◆ **What this task involves**:
Take the lines from the one with "Output the Python" through the one with "import matplotlib.pyplot as plt", both ends kept, and reproduce them exactly without the pictures.

◆ **Raw data**:
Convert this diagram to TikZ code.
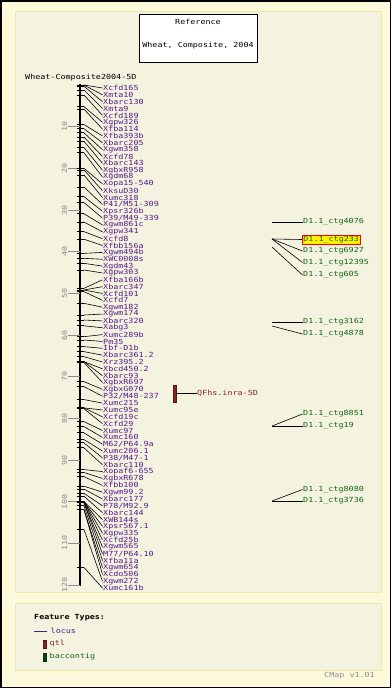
\documentclass[tikz,border=0pt]{standalone}
\usepackage{fontspec}
\setmonofont[FakeStretch=1.2]{DejaVu Sans Mono}
\usetikzlibrary{positioning}
\definecolor{pagecol}{RGB}{252,250,218}
\definecolor{panelcol}{RGB}{244,243,224}
\definecolor{rimcol}{RGB}{238,232,172}
\definecolor{locuscol}{RGB}{85,26,139}
\definecolor{qtlcol}{RGB}{139,35,35}
\definecolor{ctgcol}{RGB}{20,100,20}
\definecolor{scalecol}{RGB}{140,140,140}
\tikzset{
  % monospace text at pixel size
  mono/.style={font=\ttfamily\fontsize{#1}{#1}\selectfont},
  mono/.default={7},
  % locus label on the right of the map
  locuslabel/.style={mono, anchor=west, inner sep=0.5pt, text=locuscol},
  % comparative contig label
  ctglabel/.style={mono, anchor=west, inner sep=0.5pt, text=ctgcol},
  % highlighted contig
  hilite/.style={ctglabel, draw=red, fill=yellow, line width=0.8pt, inner sep=1pt},
  % thin black connector
  conn/.style={black, line width=0.6pt},
  % locus tick across the map bar
  locustick/.style={black, line width=1pt},
  % scale tick and its number
  scaletick/.style={scalecol, line width=0.8pt},
  scalelabel/.style={mono, text=scalecol, rotate=90, inner sep=0pt},
  % feature swatch in the legend
  swatch/.style={draw=#1!60!black, fill=#1, minimum width=3pt, minimum height=8pt, inner sep=0pt},
}
\begin{document}
\begin{tikzpicture}[x=1pt, y=-1pt]
  \useasboundingbox (0,0) rectangle (391,688);
  % page and panels
  \draw[black, line width=1.5pt, fill=pagecol] (0.75,0.75) rectangle (390.25,687.25);
  \draw[rimcol, line width=1pt, fill=panelcol] (15,11) rectangle (381,592);
  \draw[rimcol, line width=1pt, fill=panelcol] (15,603) rectangle (381,670);

  % title box
  \node[draw=black, fill=white, line width=0.8pt, minimum width=118pt, minimum height=48pt, inner sep=0pt] (title) at (198,38) {};
  \node[mono] (titleA) at (198,22) {Reference};
  \node[mono] (titleB) at (198,46) {Wheat, Composite, 2004};
  \node[mono, anchor=west, inner sep=0pt] (mapname) at (25,77.5) {Wheat-Composite2004-5D};

  % map bar and scale
  \coordinate (top) at (80,84);
  \coordinate (bot) at (80,586);
  \draw[black, line width=2.5pt] (top) -- (bot);
  \foreach \v in {10,20,...,120} {
    \coordinate (sc\v) at (68,{85+\v*4.16667});
    \coordinate (sb\v) at (80,{85+\v*4.16667});
    \draw[scaletick] (sc\v) -- (sb\v);
    \node[scalelabel] (sl\v) at (64.5,{85+\v*4.16667}) {\v};
  }

  % loci
  \foreach \cm/\nm [count=\i] in {0/Xcfd165, 0/Xmta10, 0.3/Xbarc130, 1.2/Xmta9, 2.4/Xcfd189,
      5.2/Xgpw326, 5.8/Xfba114, 9.5/Xfba393b, 10.5/Xbarc205, 11.5/Xgwm358, 12.5/Xcfd78,
      13.5/Xbarc143, 15/XgbxR958, 16.3/Xgdm68, 20/Xopa15-540, 20.4/XksuD30, 21.6/Xumc318,
      24.5/{P41/M51-309}, 26.8/Xpsr326b, 28.2/{P39/M49-339}, 30.9/Xgwm861c, 32.9/Xgpw341,
      35.2/Xcfd8, 37/Xfbb156a, 40.4/Xgwm494b, 41.6/XWC0008s, 42.8/Xgdm43, 44.4/Xgpw303,
      48.8/Xfba166b, 49.2/Xbarc347, 49.2/Xcfd101, 49.6/Xcfd7, 52.4/Xgwm182, 55.2/Xgwm174,
      56.4/Xbarc320, 57.8/Xabg3, 60.4/Xumc289b, 61.2/Pm35, 62.8/Ibf-D1b, 64/Xbarc361.2,
      65.2/Xrz395.2, 66.4/Xbcd450.2, 66.4/Xbarc93, 66.6/XgbxR697, 71.2/XgbxG070,
      72.4/{P32/M48-237}, 75.5/Xumc215, 77.5/Xumc95e, 77.5/Xcfd19c, 77.7/Xcfd29, 80.8/Xumc97,
      82/Xumc160, 83.5/{M62/P64.9a}, 85.1/Xumc206.1, 85.9/{P38/M47-1}, 87.1/Xbarc110,
      92.3/Xopaf6-655, 93/XgbxR678, 94/Xfbb100, 96.3/Xgwm99.2, 97/Xbarc177, 98/{P78/M92.9},
      98.7/Xbarc144, 100/XWB144s, 100/Xpsr567.1, 100/Xgpw335, 100/Xcfd25b, 100.3/Xgwm565,
      100.3/{M77/P64.10}, 101/Xfba11a, 101.9/Xgwm654, 101.9/Xcdo506, 106.7/Xgwm272,
      115.8/Xumc161b} {
    \coordinate (s\i) at (76.5,{85+\cm*4.16667});
    \coordinate (t\i) at (84,{85+\cm*4.16667});
    \draw[locustick] (s\i) -- (t\i);
    \node[locuslabel] (l\i) at (102.5,{88+(\i-1)*6.85}) {\nm};
    \draw[conn] (t\i) -- (l\i.west);
  }

  % qtl
  \node[swatch=qtlcol, minimum height=17pt] (qtl) at (174.5,393.5) {};
  \node[mono, anchor=west, inner sep=0.5pt, text=qtlcol] (qtlname) at (196.5,393.5) {QFhs.inra-5D};
  \draw[conn] (qtl.east) -- (qtlname.west);

  % comparative contigs
  \coordinate (c233) at (272,239);
  \node[hilite] (k233) at (302,239.5) {D1.1\_ctg233};
  \draw[conn] (c233) -- (k233.west);
  \foreach \nm/\ly/\sy in {4076/222/222, 6927/251/239, 12395/262.5/239, 605/275/247,
      3162/322/322, 4878/334/326, 8851/414/426, 19/426/426, 8080/489.5/501, 3736/501/501} {
    \coordinate (c\nm) at (272,\sy);
    \node[ctglabel] (k\nm) at (302.5,\ly) {D1.1\_ctg\nm};
    \draw[conn] (c\nm) -- (k\nm.west);
  }

  % legend
  \node[mono, anchor=west, inner sep=0pt, font=\ttfamily\bfseries\fontsize{7}{7}\selectfont] (ftypes) at (34,617.5) {Feature Types:};
  \coordinate (lgA) at (34,631);
  \coordinate (lgB) at (47,631);
  \draw[locuscol, line width=0.8pt] (lgA) -- (lgB);
  \node[locuslabel] (lgLocus) at (50,631) {locus};
  \node[swatch=qtlcol] (lgQ) at (44.5,644) {};
  \node[mono, anchor=west, inner sep=0.5pt, text=qtlcol] (lgQtl) at (49,644) {qtl};
  \node[swatch=ctgcol!70!black] (lgC) at (44.5,657) {};
  \node[ctglabel] (lgCtg) at (49,657) {baccontig};
  \node[mono, anchor=east, inner sep=0pt, text=scalecol] (ver) at (375,675.5) {CMap v1.01};
\end{tikzpicture}
\end{document}
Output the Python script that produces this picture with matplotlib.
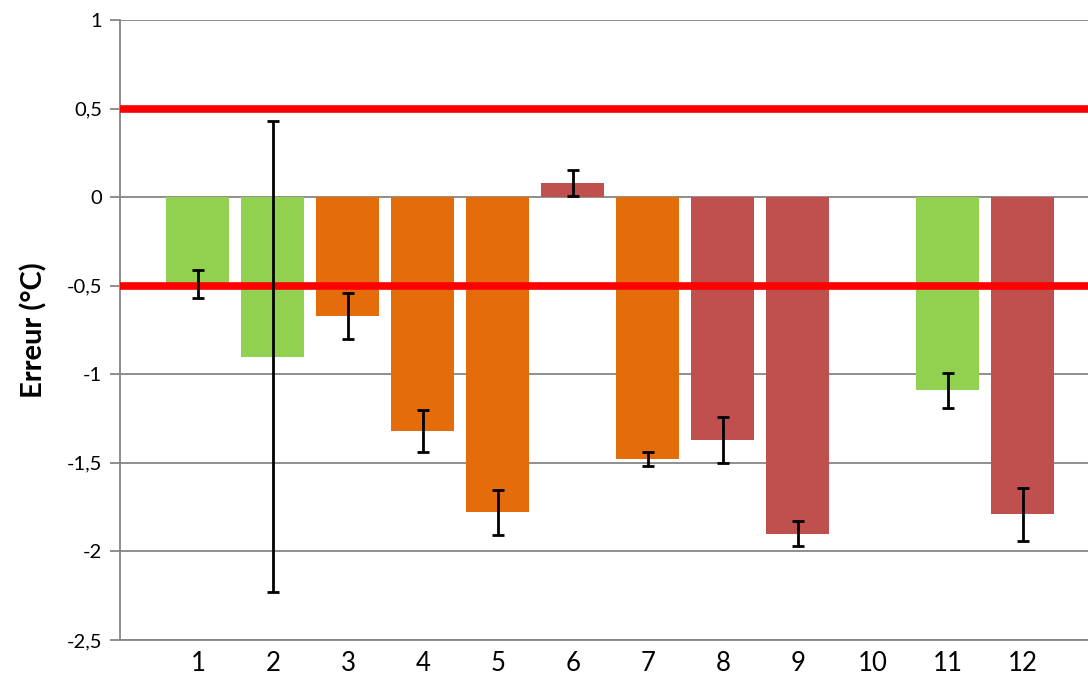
import numpy as np
import matplotlib
matplotlib.use("Agg")
import matplotlib.pyplot as plt

# données
categories = ["1", "2", "3", "4", "5", "6", "7", "8", "9", "10", "11", "12"]
erreur = [-0.49, -0.90, -0.67, -1.32, -1.78, 0.08, -1.48, -1.37, -1.90, np.nan, -1.09, -1.79]
incertitude = [0.08, 1.33, 0.13, 0.12, 0.125, 0.075, 0.04, 0.13, 0.07, np.nan, 0.10, 0.15]
groupe = ["vert", "vert", "orange", "orange", "orange", "rouge", "orange", "rouge", "rouge", None, "vert", "rouge"]
seuils = [0.5, -0.5]

couleurs = {"vert": "#92D050", "orange": "#E46C0A", "rouge": "#C0504D", None: "white"}

plt.rcParams["font.family"] = ["Lato", "DejaVu Sans"]

fig = plt.figure(figsize=(10.88, 6.77), dpi=100)
ax = fig.add_axes([120 / 1088, 37 / 677, 968 / 1088, 620 / 677])

x = np.arange(1, len(categories) + 1)
ax.bar(x, erreur, width=0.84, color=[couleurs[g] for g in groupe], zorder=2)

for s in seuils:
    ax.axhline(s, color="#FF0000", lw=5.5, zorder=3)

ax.errorbar(x, erreur, yerr=incertitude, fmt="none", ecolor="black",
            elinewidth=2, capsize=4.5, capthick=2, zorder=4)

ax.set_xlim(-0.04, 12.87)
ax.set_ylim(-2.5, 1)
ax.set_yticks(np.arange(-2.5, 1.01, 0.5))
ax.set_yticklabels([f"{v:g}".replace(".", ",") for v in np.arange(-2.5, 1.01, 0.5)])
ax.set_xticks(x)
ax.set_xticklabels(categories)

ax.grid(axis="y", color="#868686", lw=1.3, zorder=1)
ax.set_axisbelow(True)
for side in ["top", "right"]:
    ax.spines[side].set_visible(False)
for side in ["left", "bottom"]:
    ax.spines[side].set_color("#868686")
    ax.spines[side].set_linewidth(1.3)

ax.tick_params(axis="y", length=7, width=1.3, color="#868686", labelsize=14.5, pad=6)
ax.tick_params(axis="x", length=0, labelsize=18.5, pad=8)

ax.set_ylabel("Erreur (°C)", fontsize=21, fontweight="bold", labelpad=14)

fig.savefig("out.png", dpi=100)
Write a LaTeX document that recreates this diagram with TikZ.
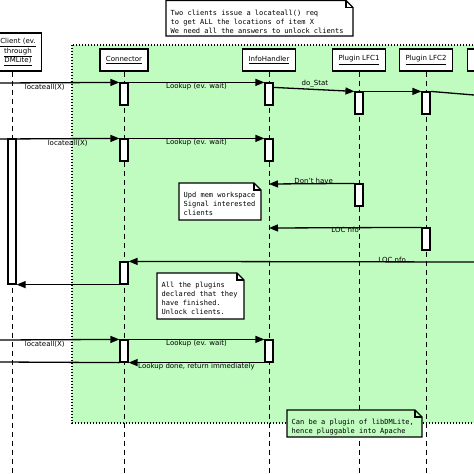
\documentclass[tikz,border=0pt]{standalone}
\usepackage{fontspec}
\setmainfont{DejaVu Sans}
\newfontfamily\notefont{DejaVu Sans Mono}
\usetikzlibrary{arrows.meta,positioning}
\definecolor{foreground}{RGB}{0,0,0}
\definecolor{frameback}{RGB}{192,252,192}
\tikzset{
  head/.style={draw=foreground,line width=1.4pt,fill=white,inner xsep=6pt,
    minimum height=22pt,align=center,font=\fontsize{7}{9.5}\selectfont},
  life/.style={draw=foreground,line width=0.9pt,dash pattern=on 5pt off 4pt},
  act/.style={draw=foreground,line width=1.2pt,fill=white,minimum width=8pt,
    minimum height=22pt,inner sep=0pt},
  msg/.style={draw=foreground,line width=1.3pt,-{Triangle[length=9pt,width=7pt]}},
  wire/.style={draw=foreground,line width=1.3pt},
  lbl/.style={inner sep=0pt,font=\fontsize{7}{8}\selectfont},
  frame/.style={fill=frameback,draw=foreground,line width=1.4pt,
    dash pattern=on 1.4pt off 1.6pt},
  note/.style={draw=foreground,line width=1.2pt},
  notetext/.style={inner sep=0pt,anchor=north west,align=left,
    font=\notefont\fontsize{7}{9}\selectfont},
}
% note with a folded corner: name, top left, bottom right, fill, text
\newcommand{\notebox}[5]{%
  \coordinate (#1nw) at (#2);
  \coordinate (#1se) at (#3);
  \filldraw[note,fill=#4] (#1nw) -- ([xshift=-7pt]#1nw -| #1se)
    -- ([yshift=-7pt]#1nw -| #1se) -- (#1se) -- (#1nw |- #1se) -- cycle;
  \draw[note] ([xshift=-7pt]#1nw -| #1se) -- ++(0,7) -- ++(7,0);
  \node[notetext] (#1) at ([shift={(4.5pt,-9pt)}]#1nw) {#5};
}

\begin{document}
\begin{tikzpicture}[x=1pt,y=-1pt]
  \useasboundingbox (0,0) rectangle (474,474);
  \clip (0,0) rectangle (474,474);

  % plugin frame
  \filldraw[frame] (72,45) rectangle (490,423);

  % participants
  \node[head,minimum width=46pt,minimum height=38pt] (client) at (18,52)
    {\underline{Client (ev.}\\\underline{through}\\\underline{DMLite)}};
  \node[head] (connector) at (124,60) {\underline{Connector}};
  \node[head] (infohandler) at (269,60) {\underline{InfoHandler}};
  \node[head] (lfc1) at (359,60) {\underline{Plugin LFC1}};
  \node[head] (lfc2) at (426,60) {\underline{Plugin LFC2}};
  \node[head,minimum width=53pt] (lfc3) at (494,60) {};

  \draw[life] ([xshift=-6pt]client.south) -- ++(0,410);
  \foreach \h in {connector,infohandler,lfc1,lfc2}
    \draw[life] (\h.south) -- ++(0,410);

  % activations
  \node[act,minimum height=145pt] (cl) at (12,211.5) {};
  \foreach \n/\x/\y in {c1/124/83,i1/269/83,p1a/359/92,p2a/426/92,
                        c2/124/139,i2/269/139,p1b/359/184,p2b/426/228,
                        c3/124/262,c4/124/340,i3/269/340}
    \node[act] (\n) at (\x,\y+11) {};

  \coordinate (w1) at (0,83);
  \coordinate (w2) at (0,139);
  \coordinate (w3) at (0,340);
  \coordinate (w4) at (0,362);
  \coordinate (e1) at (474,95);
  \coordinate (e2) at (474,262);
  \coordinate (ih1) at (269,184);
  \coordinate (ih2) at (269,228);

  % first request
  \draw[msg] (w1) -- node[lbl,below=0.5pt,pos=.375] (t1) {locateall(X)} (c1.north west);
  \draw[msg] (c1.north east) -- node[lbl,below=0.5pt] (t2) {Lookup (ev. wait)} (i1.north west);
  \draw[msg] ([yshift=-5pt]i1.north east) -- node[lbl,above=2pt,pos=.51] (t3) {do\_Stat} (p1a.north west);
  \draw[msg] (p1a.north east) -- (p2a.north west);
  \draw[wire] (p2a.north east) -- (e1);

  % second request
  \draw[msg] (w2) -- node[lbl,below=0.5pt,pos=.567] (t4) {locateall(X)} (c2.north west);
  \draw[msg] (c2.north east) -- node[lbl,below=0.5pt] (t5) {Lookup (ev. wait)} (i2.north west);

  % answers
  \draw[msg] (p1b.north west) -- node[lbl,above=-0.5pt,pos=.477] (t6) {Don't have} (ih1);
  \draw[msg] (p2b.north west) -- node[lbl,below=-1pt,pos=.5] (t7) {LOC nfo} (ih2);
  \draw[msg] (e2) -- node[lbl,above=-1pt,pos=.237] (t8) {LOC nfo} (c3.north east);
  \draw[msg] (c3.south west) -- (cl.south east);

  % third request
  \draw[msg] (w3) -- node[lbl,below=0.5pt,pos=.375] (t9) {locateall(X)} (c4.north west);
  \draw[msg] (c4.north east) -- node[lbl,below=0.5pt] (t10) {Lookup (ev. wait)} (i3.north west);
  \draw[msg] (i3.south west) -- node[lbl,below=-0.5pt] (t11) {Lookup done, return immediately} (c4.south east);
  \draw[wire] (c4.south west) -- (w4);

  % notes
  \notebox{n1}{166,0.5}{353,36}{white}{Two clients issue a locateall() req\\to get ALL the locations of item X\\We need all the answers to unlock clients}
  \notebox{n2}{179,183}{261,220}{white}{Upd mem workspace\\Signal interested\\clients}
  \notebox{n3}{157,273}{244,319}{white}{All the plugins\\declared that they\\have finished.\\Unlock clients.}
  \notebox{n4}{287,410}{422,437}{frameback}{Can be a plugin of libDMLite,\\hence pluggable into Apache}
\end{tikzpicture}
\end{document}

◆ **Written response**:
Output the Python script that produces this picture with matplotlib.
import numpy as np
import matplotlib
matplotlib.use("Agg")
import matplotlib.pyplot as plt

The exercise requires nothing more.